For religious leaders, Unifor Complex is more than just a smart and green building concept.
Bishop of the Anglican Church in Sarawak and Brunei, the Right Reverend Datuk Danald Jute held the view that the construction of the complex would augur a significant meaning in upholding unity and solidarity.
“This reflects the inclusiveness of our Chief Minister Datuk Patinggi Abang Johari Tun Openg, and that he cares for everyone irrespective of religion or race.
“And his achievement has indeed made me and other people proud of him as our state leader. This is a very good effort to ensure the welfare of the entire community is taken care of,” he said.
Sarawak Sikh Temple Association president Dr Kalwinder Singh said that Unifor had not only helped with the physical building of houses of worship, but more importantly, in the development and enhancement of respectful and honourable co-existence among all.
“It will have a positive impact as this would allow us, the non-Islamic community, to hold our own religious functions and events comfortably which will benefit the entire community.

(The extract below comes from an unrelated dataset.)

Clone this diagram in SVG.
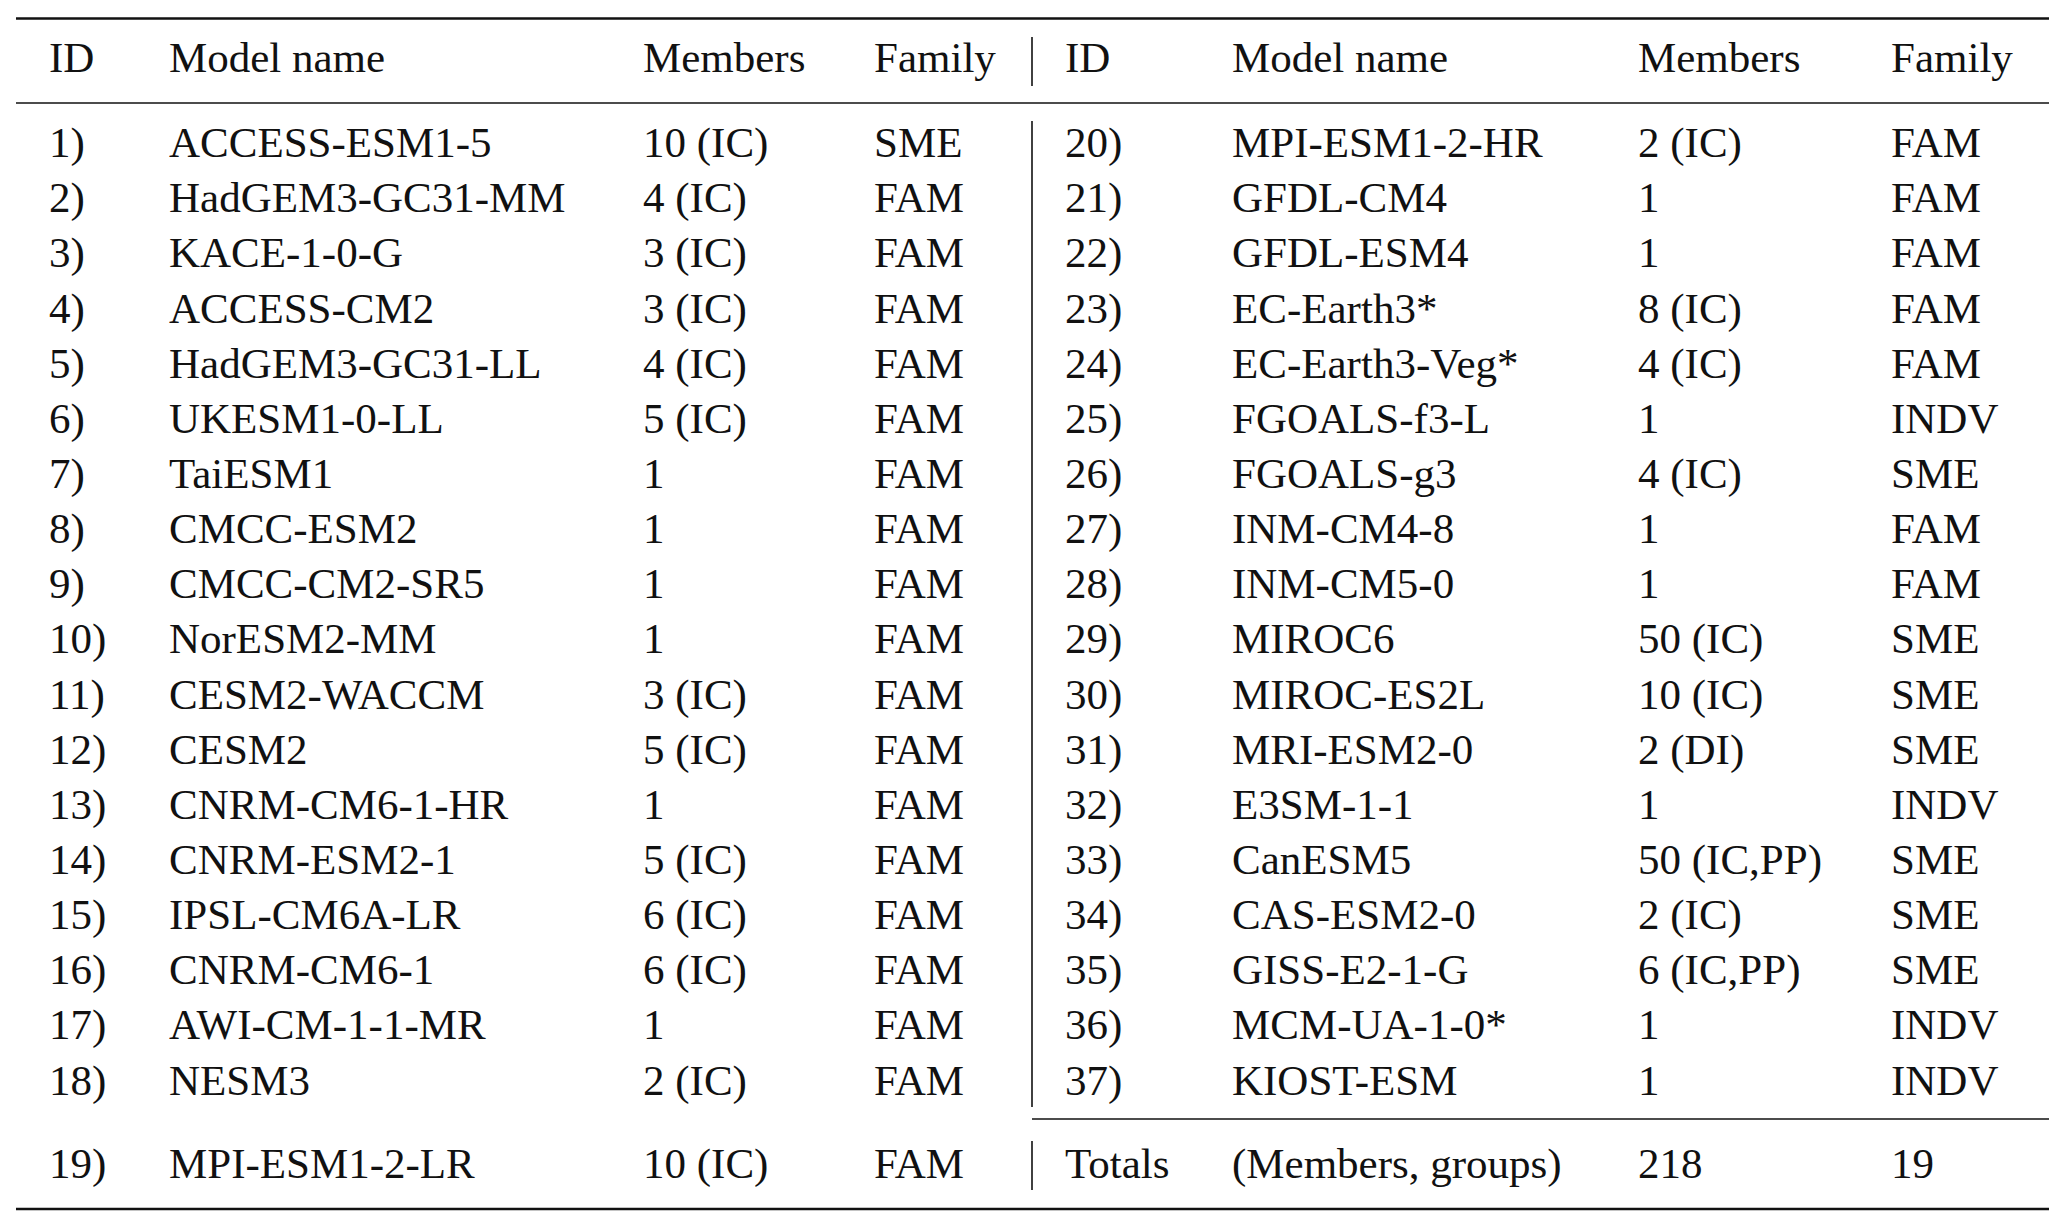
<svg xmlns="http://www.w3.org/2000/svg" width="2067" height="1229" viewBox="0 0 2067 1229">
<style>
text{font-family:"Liberation Serif","Times New Roman",serif;font-size:43px;fill:#111}
line{stroke:#111}
</style>
<rect width="2067" height="1229" fill="#fff"/>
<g id="rules">
<line x1="16" y1="18.5" x2="2049" y2="18.5" stroke-width="2.5"/>
<line x1="16" y1="103" x2="2049" y2="103" stroke-width="1.6"/>
<line x1="16" y1="1209" x2="2049" y2="1209" stroke-width="2.5"/>
<line x1="1032" y1="1119" x2="2049" y2="1119" stroke-width="1.6"/>
<line x1="1032" y1="37" x2="1032" y2="86" stroke-width="1.6"/>
<line x1="1032" y1="121" x2="1032" y2="1107" stroke-width="1.6"/>
<line x1="1032" y1="1141" x2="1032" y2="1190" stroke-width="1.6"/>
</g>
<g id="header">
<text x="49" y="72">ID</text><text x="169" y="72">Model name</text><text x="643" y="72">Members</text><text x="874" y="72">Family</text>
<text x="1065" y="72">ID</text><text x="1232" y="72">Model name</text><text x="1638" y="72">Members</text><text x="1891" y="72">Family</text>
</g>
<g id="left">
<text x="49" y="157">1)</text><text x="169" y="157">ACCESS-ESM1-5</text><text x="643" y="157">10 (IC)</text><text x="874" y="157">SME</text>
<text x="49" y="212">2)</text><text x="169" y="212">HadGEM3-GC31-MM</text><text x="643" y="212">4 (IC)</text><text x="874" y="212">FAM</text>
<text x="49" y="267">3)</text><text x="169" y="267">KACE-1-0-G</text><text x="643" y="267">3 (IC)</text><text x="874" y="267">FAM</text>
<text x="49" y="323">4)</text><text x="169" y="323">ACCESS-CM2</text><text x="643" y="323">3 (IC)</text><text x="874" y="323">FAM</text>
<text x="49" y="378">5)</text><text x="169" y="378">HadGEM3-GC31-LL</text><text x="643" y="378">4 (IC)</text><text x="874" y="378">FAM</text>
<text x="49" y="433">6)</text><text x="169" y="433">UKESM1-0-LL</text><text x="643" y="433">5 (IC)</text><text x="874" y="433">FAM</text>
<text x="49" y="488">7)</text><text x="169" y="488">TaiESM1</text><text x="643" y="488">1</text><text x="874" y="488">FAM</text>
<text x="49" y="543">8)</text><text x="169" y="543">CMCC-ESM2</text><text x="643" y="543">1</text><text x="874" y="543">FAM</text>
<text x="49" y="598">9)</text><text x="169" y="598">CMCC-CM2-SR5</text><text x="643" y="598">1</text><text x="874" y="598">FAM</text>
<text x="49" y="653">10)</text><text x="169" y="653">NorESM2-MM</text><text x="643" y="653">1</text><text x="874" y="653">FAM</text>
<text x="49" y="709">11)</text><text x="169" y="709">CESM2-WACCM</text><text x="643" y="709">3 (IC)</text><text x="874" y="709">FAM</text>
<text x="49" y="764">12)</text><text x="169" y="764">CESM2</text><text x="643" y="764">5 (IC)</text><text x="874" y="764">FAM</text>
<text x="49" y="819">13)</text><text x="169" y="819">CNRM-CM6-1-HR</text><text x="643" y="819">1</text><text x="874" y="819">FAM</text>
<text x="49" y="874">14)</text><text x="169" y="874">CNRM-ESM2-1</text><text x="643" y="874">5 (IC)</text><text x="874" y="874">FAM</text>
<text x="49" y="929">15)</text><text x="169" y="929">IPSL-CM6A-LR</text><text x="643" y="929">6 (IC)</text><text x="874" y="929">FAM</text>
<text x="49" y="984">16)</text><text x="169" y="984">CNRM-CM6-1</text><text x="643" y="984">6 (IC)</text><text x="874" y="984">FAM</text>
<text x="49" y="1039">17)</text><text x="169" y="1039">AWI-CM-1-1-MR</text><text x="643" y="1039">1</text><text x="874" y="1039">FAM</text>
<text x="49" y="1095">18)</text><text x="169" y="1095">NESM3</text><text x="643" y="1095">2 (IC)</text><text x="874" y="1095">FAM</text>
<text x="49" y="1178">19)</text><text x="169" y="1178">MPI-ESM1-2-LR</text><text x="643" y="1178">10 (IC)</text><text x="874" y="1178">FAM</text>
</g>
<g id="right">
<text x="1065" y="157">20)</text><text x="1232" y="157">MPI-ESM1-2-HR</text><text x="1638" y="157">2 (IC)</text><text x="1891" y="157">FAM</text>
<text x="1065" y="212">21)</text><text x="1232" y="212">GFDL-CM4</text><text x="1638" y="212">1</text><text x="1891" y="212">FAM</text>
<text x="1065" y="267">22)</text><text x="1232" y="267">GFDL-ESM4</text><text x="1638" y="267">1</text><text x="1891" y="267">FAM</text>
<text x="1065" y="323">23)</text><text x="1232" y="323">EC-Earth3*</text><text x="1638" y="323">8 (IC)</text><text x="1891" y="323">FAM</text>
<text x="1065" y="378">24)</text><text x="1232" y="378">EC-Earth3-Veg*</text><text x="1638" y="378">4 (IC)</text><text x="1891" y="378">FAM</text>
<text x="1065" y="433">25)</text><text x="1232" y="433">FGOALS-f3-L</text><text x="1638" y="433">1</text><text x="1891" y="433">INDV</text>
<text x="1065" y="488">26)</text><text x="1232" y="488">FGOALS-g3</text><text x="1638" y="488">4 (IC)</text><text x="1891" y="488">SME</text>
<text x="1065" y="543">27)</text><text x="1232" y="543">INM-CM4-8</text><text x="1638" y="543">1</text><text x="1891" y="543">FAM</text>
<text x="1065" y="598">28)</text><text x="1232" y="598">INM-CM5-0</text><text x="1638" y="598">1</text><text x="1891" y="598">FAM</text>
<text x="1065" y="653">29)</text><text x="1232" y="653">MIROC6</text><text x="1638" y="653">50 (IC)</text><text x="1891" y="653">SME</text>
<text x="1065" y="709">30)</text><text x="1232" y="709">MIROC-ES2L</text><text x="1638" y="709">10 (IC)</text><text x="1891" y="709">SME</text>
<text x="1065" y="764">31)</text><text x="1232" y="764">MRI-ESM2-0</text><text x="1638" y="764">2 (DI)</text><text x="1891" y="764">SME</text>
<text x="1065" y="819">32)</text><text x="1232" y="819">E3SM-1-1</text><text x="1638" y="819">1</text><text x="1891" y="819">INDV</text>
<text x="1065" y="874">33)</text><text x="1232" y="874">CanESM5</text><text x="1638" y="874">50 (IC,PP)</text><text x="1891" y="874">SME</text>
<text x="1065" y="929">34)</text><text x="1232" y="929">CAS-ESM2-0</text><text x="1638" y="929">2 (IC)</text><text x="1891" y="929">SME</text>
<text x="1065" y="984">35)</text><text x="1232" y="984">GISS-E2-1-G</text><text x="1638" y="984">6 (IC,PP)</text><text x="1891" y="984">SME</text>
<text x="1065" y="1039">36)</text><text x="1232" y="1039">MCM-UA-1-0*</text><text x="1638" y="1039">1</text><text x="1891" y="1039">INDV</text>
<text x="1065" y="1095">37)</text><text x="1232" y="1095">KIOST-ESM</text><text x="1638" y="1095">1</text><text x="1891" y="1095">INDV</text>
<text x="1065" y="1178">Totals</text><text x="1232" y="1178">(Members, groups)</text><text x="1638" y="1178">218</text><text x="1891" y="1178">19</text>
</g>
</svg>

“I am very pleased with the efforts made by the state government.
“Without a doubt, this is a means to increase solidarity of Sarawakian citizens and I hope Unifor will continue to grow and embark more great achievements in future,” he said.
For Balachandran Annamalai, the secretary of Malaysian Hindu Sangam Sarawak branch, the Unifor Complex building is an important landmark to reflect Sarawak’s religious harmony, unique culture, and distinctive values of Sarawakians.
“Having a significant and respectable premises for all other religions will certainly further enhance and promote the religious freedom and harmony which we are so proud of in Sarawak.
“We are so thankful to have a chief minister like Abang Johari. His inclusiveness is the backbone of the growth of Sarawak,” he said.
In Sarawak, Christian is the largest religious group with 42.6 percent, according to the state’s statistic population in 2013.
This is followed by Muslims as the second largest group with 32.2 percent, 13.5 percent are Buddhists and 11.7 percent are those practising other faiths including Hindu, Baha’i, Taiosm, Sikh and Confucianism.
Based on the information above, the construction of Unifor Complex is indeed vital as an appreciation to take care of the wellbeing of the non-Islamic groups — the largest population with 67.8 percent in Sarawak.